Current Institutional Affiliation
Doctoral Candidate, Anthropology, Harvard University

Award Information

International Dissertation Research Fellowship 2016
Institutional Affiliation (at time of award):
Anthropology, Harvard University
Care, Belonging, and Social Reproduction in the Teno/Deatnu River Valley of the Finnish Sámi Region

The fraught relations of care in the Teno/Deatnu River Valley of the Finnish Sámi Region stand to provide acute insights into globally percolating anxieties surrounding the rights and obligations of family, community, and citizenship. In this multicultural area at the northernmost peak of the European Union, nested at the interstices of the Finnish welfare state and the transnational indigenous Sámi region, the implications of care for belonging and social reproduction are particularly underscored by contestation over child and adolescent mental health care, and over familial care for the elderly.
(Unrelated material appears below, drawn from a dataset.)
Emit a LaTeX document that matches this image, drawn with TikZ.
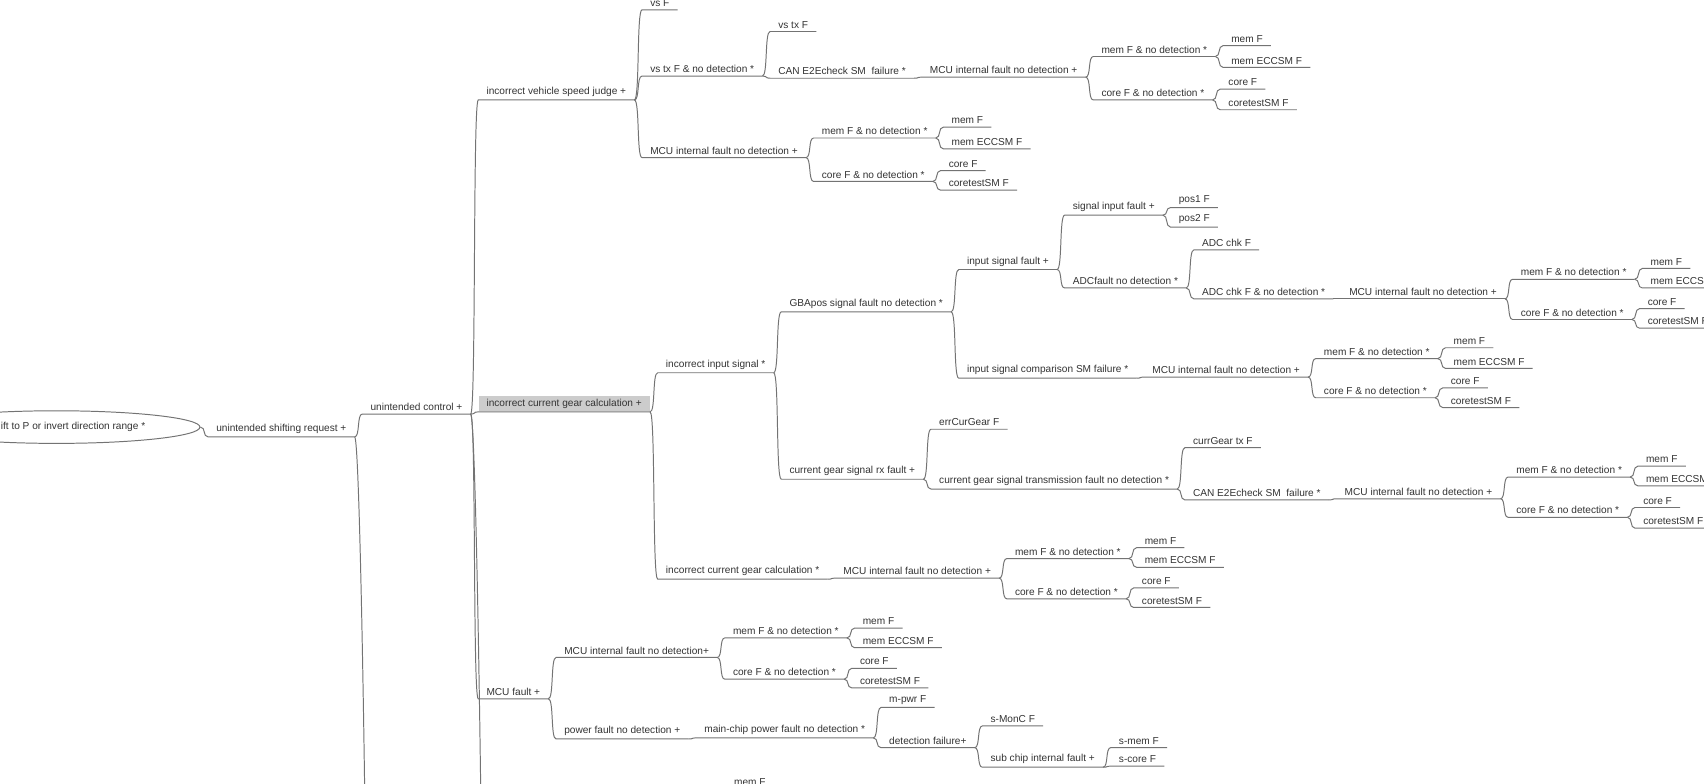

That contestation, and the intertwined biographies and social histories of care that underlie it, invites inquiry into who is locally considered deserving of care, and by whom such care ought to be provided. Such inquiry has the potential to illuminate concerns articulated across the continent over the moral and material state of families and local communities amidst care's reorganization. Where exhortations for families to provide care abound, and several recent health and mental health initiatives in the transnational Sámi region have sought to reconstitute traditional forms of salutary social life within formal institutions (Heikkilä, ed., 2014, 22-25, 52; Sexton, 2009; Sexton and Stabbursvik, 2010; Eidheim and Stordahl, 2007 [1998]), I thus ask: What are the implications of such neo-traditional endeavors and admonitions? Are they indicative of a familial "mystique" (sensu Ferguson, 1990, 135-166) – that is, the positioning of families as a focal point in contestation over community, tradition, and their reproduction? Do they herald a wider "moralization" of families and communities amidst states' retreat from the provision of care (Muehlebach, 2012, 133)? What are the implications of these developments, and of the emergent resistance to them, for the Sámi themselves, the wider Finnish society, and ongoing transformations to welfare states across Europe?